The program should do the following:
* implement a node containing signed char's (for **value**)
* prompt the user to enter a value (-1 to exit)
* allocate a node (or the next node-- you'll have to deal with first vs. remaining case logic)
* obtain input from the user and assign it to the current node
* once a -1 has been provided, display the list from beginning to end and then exit
Sample output would look as follows:
lab46:~/src/data$ ./node
Enter a value (-1 to quit): 12
Enter a value (-1 to quit): 37
Enter a value (-1 to quit): 8
Enter a value (-1 to quit): 59
Enter a value (-1 to quit): 86
Enter a value (-1 to quit): 4
Enter a value (-1 to quit): -1
List: 12 -> 37 -> 8 -> 59 -> 86 -> 4 -> NULL
lab46:~/src/data$
NOTE: This is just example input.
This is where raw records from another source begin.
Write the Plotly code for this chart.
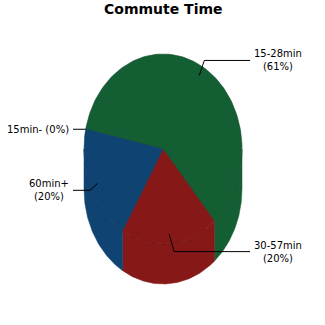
import numpy as np
import plotly.graph_objects as go

# ---- data ----
labels = ["15min-", "15-28min", "30-57min", "60min+"]
values = [0, 61, 20, 20]          # percent shares
colors = ["#7a7a7a", "#145E33", "#861818", "#0F4372"]
edges = ["#555555", "#0f4a28", "#6a1212", "#0b355b"]
title = "Commute Time"

# ---- geometry (pixel-like axis units) ----
cx, cy = 163, 149
rx, ry = 79, 95
depth = 40
start = 168.0  # degrees, math convention, going clockwise

total = float(sum(values))
fig = go.Figure()


def pt(a_deg, dy=0.0, r=1.0):
    a = np.radians(a_deg)
    return cx + r * rx * np.cos(a), cy - r * ry * np.sin(a) + dy


bounds = []
a = start
for v in values:
    a2 = a - 360.0 * v / total
    bounds.append((a, a2))
    a = a2

# side faces (visible lower half)
for (a_hi, a_lo), c, e, v in zip(bounds, colors, edges, values):
    if v == 0:
        continue
    for k in range(-2, 3):
        lo = max(a_lo, -180 + 360 * k)
        hi = min(a_hi, 0 + 360 * k)
        if hi - lo <= 0.01:
            continue
        ts = np.linspace(hi, lo, 60)
        xs_t, ys_t = pt(ts)
        xs_b, ys_b = pt(ts[::-1], dy=depth)
        xs = np.concatenate([xs_t, xs_b, xs_t[:1]])
        ys = np.concatenate([ys_t, ys_b, ys_t[:1]])
        fig.add_trace(go.Scatter(x=xs, y=ys, mode="lines", fill="toself",
                                 fillcolor=c, line=dict(color=c, width=0.5),
                                 hoverinfo="skip", showlegend=False))

# top faces
for (a_hi, a_lo), c, e, v in zip(bounds, colors, edges, values):
    if v == 0:
        continue
    ts = np.linspace(a_hi, a_lo, 120)
    xs, ys = pt(ts)
    xs = np.concatenate([[cx], xs, [cx]])
    ys = np.concatenate([[cy], ys, [cy]])
    fig.add_trace(go.Scatter(x=xs, y=ys, mode="lines", fill="toself",
                             fillcolor=c, line=dict(color=e, width=0.6),
                             hoverinfo="skip", showlegend=False))

# labels with leader lines
annotations = []
for (a_hi, a_lo), lab, v in zip(bounds, labels, values):
    m = (a_hi + a_lo) / 2.0
    ax_, ay_ = pt(m, r=0.9)
    ly = cy - 103 * np.sin(np.radians(m))
    right = np.cos(np.radians(m)) > 0
    if right:
        kx = ax_ + 5
        ex = 250
        tx, xanchor = 252, "left"
    else:
        kx = ax_ - 8
        ex = 73
        tx, xanchor = 71, "right"
    if v == 0:
        text = f"{lab} ({v}%)"
        ax_, ay_ = pt(m, r=1.0)
        ly = ay_
        kx = ax_
    else:
        text = f"{lab}<br>({v}%)"
    fig.add_trace(go.Scatter(x=[ax_, kx, ex], y=[ay_, ly, ly], mode="lines",
                             line=dict(color="black", width=1),
                             hoverinfo="skip", showlegend=False))
    annotations.append(dict(x=tx, y=ly, text=text, showarrow=False,
                            xanchor=xanchor, yanchor="middle", align="center",
                            font=dict(family="DejaVu Sans", size=10, color="black")))

annotations.append(dict(x=163, y=9, text=f"<b>{title}</b>", showarrow=False,
                        xanchor="center", yanchor="middle",
                        font=dict(family="DejaVu Sans", size=14, color="black")))

fig.update_layout(
    width=325, height=325,
    margin=dict(l=0, r=0, t=0, b=0),
    paper_bgcolor="white", plot_bgcolor="white",
    xaxis=dict(range=[0, 325], visible=False, fixedrange=True),
    yaxis=dict(range=[325, 0], visible=False, fixedrange=True),
    annotations=annotations,
    showlegend=False,
)

fig.write_html("out.html")
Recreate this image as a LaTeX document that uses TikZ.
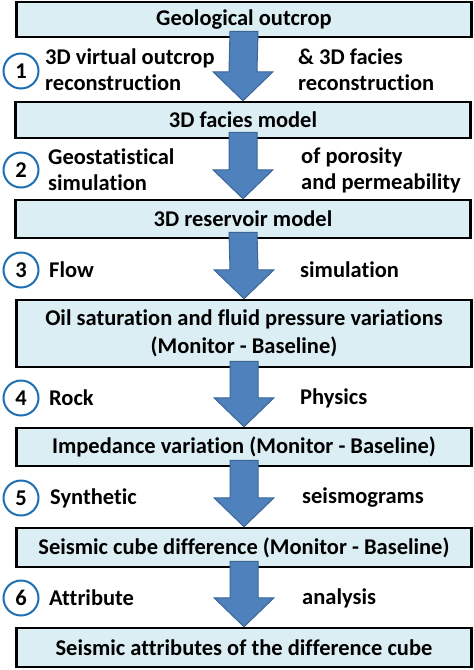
\documentclass[tikz,border=0pt]{standalone}
\usepackage{fontspec}
\setmainfont{Carlito}[Ligatures=NoCommon]
\usetikzlibrary{calc}
\definecolor{boxfill}{HTML}{DBEEF4}
\definecolor{arrowfill}{HTML}{4F81BD}
\definecolor{arrowline}{HTML}{3A6596}
\definecolor{ringblue}{HTML}{1F6FB2}
\tikzstyle{cbox}=[rectangle, draw, line width=2.5pt, fill=boxfill, minimum width=455pt, align=center, font=\fontsize{22.5}{28}\selectfont\bfseries]
\tikzstyle{cnum}=[circle, draw=ringblue, line width=2pt, minimum size=35pt, inner sep=0pt, font=\fontsize{22.5}{24}\selectfont\bfseries]
\tikzstyle{ctext}=[anchor=west, align=left, inner sep=0pt, font=\fontsize{22.5}{26}\selectfont\bfseries]
\tikzstyle{bigarrow}=[fill=arrowfill, draw=arrowline, line width=1pt]

\begin{document}
\begin{tikzpicture}[x=1pt, y=-1pt]

\useasboundingbox (0,0) rectangle (474,670);

\node[cbox, minimum height=35pt] (n1) at (244,19.5) {Geological outcrop};
\node[cbox, minimum height=36pt] (n2) at (243,120) {3D facies model};
\node[cbox, minimum height=38pt] (n3) at (243,219) {3D reservoir model};
\node[cbox, minimum height=67pt] (n4) at (244,333.5) {Oil saturation and fluid pressure variations\\(Monitor - Baseline)};
\node[cbox, minimum height=38pt] (n5) at (244,447) {Impedance variation (Monitor - Baseline)};
\node[cbox, minimum height=39pt] (n6) at (244,547.5) {Seismic cube difference (Monitor - Baseline)};
\node[cbox, minimum height=39pt] (n7) at (244,647.5) {Seismic attributes of the difference cube};

% block arrows between the steps
\foreach \a/\b in {n1/n2, n2/n3, n3/n4, n4/n5, n5/n6, n6/n7}
  \draw[bigarrow] ($(\a.south)+(-14,-7)$) -- ($(\a.south)+(14,-7)$)
    -- ($(\b.north)+(14,-29)$) -- ($(\b.north)+(30,-29)$) -- (\b.north)
    -- ($(\b.north)+(-30,-29)$) -- ($(\b.north)+(-14,-29)$) -- cycle;

\node[cnum] (s1) at (21,71) {1};
\node[ctext] (l1) at (45,70) {3D virtual outcrop\\reconstruction};
\node[ctext] (r1) at (298,70) {\& 3D facies\\reconstruction};

\node[cnum] (s2) at (21,170) {2};
\node[ctext] (l2) at (48,170) {Geostatistical\\simulation};
\node[ctext] (r2) at (301,170) {of porosity\\and permeability};

\node[cnum] (s3) at (21,270) {3};
\node[ctext] (l3) at (49,270) {Flow};
\node[ctext] (r3) at (300,270) {simulation};

\node[cnum] (s4) at (21,398) {4};
\node[ctext] (l4) at (49,398) {Rock};
\node[ctext] (r4) at (300,398) {Physics};

\node[cnum] (s5) at (21,498) {5};
\node[ctext] (l5) at (50,498) {Synthetic};
\node[ctext] (r5) at (302,498) {seismograms};

\node[cnum] (s6) at (21,598) {6};
\node[ctext] (l6) at (49,598) {Attribute};
\node[ctext] (r6) at (302,598) {analysis};

\end{tikzpicture}
\end{document}
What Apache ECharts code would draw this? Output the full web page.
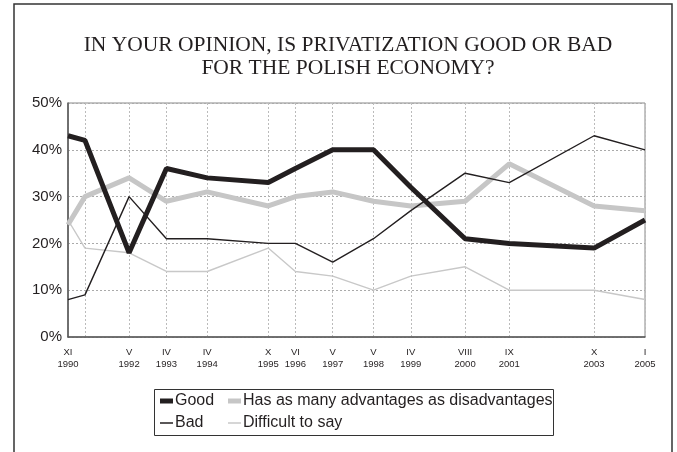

Not only should your program work with this, but lists of any length, containing any arrangement of valid values.
=====Submission=====
To successfully complete this project, the following criteria must be met:
* Handwritten diagram fully detailed for an 8 node list uploaded to your Opus
* insert the image into your journal, and have related commentary on what is going on
* submit the URL (to that week's journal entry) along with your program
* Code must compile cleanly (no warnings or errors)
* Executed program must display in a manner similar to provided output.
* Output must be correct
* Code must be nicely and consistently indented (you may use the **indent** tool)
* Code must be commented
* have a properly filled-out comment banner at the top
* have at least 20% of your program consist of **//**-style descriptive comments
* Track/version the source code in a repository
* Submit a copy of your source code to me using the **submit** tool.
To submit this program to me using the **submit** tool, run the following command at your lab46 prompt:
$ submit data nodes node.c http://lab46.corning-cc.edu/opus/SEMESTER/user/start#week_2
Submitting data project "nodes":
-> node.c(OK)
-> http://lab46.corning-cc.edu/opus/SEMESTER/user/start#week_2(OK)
SUCCESSFULLY SUBMITTED
You should get some sort of confirmation indicating successful submission if all went according to plan. If not, check for typos and or locational mismatches.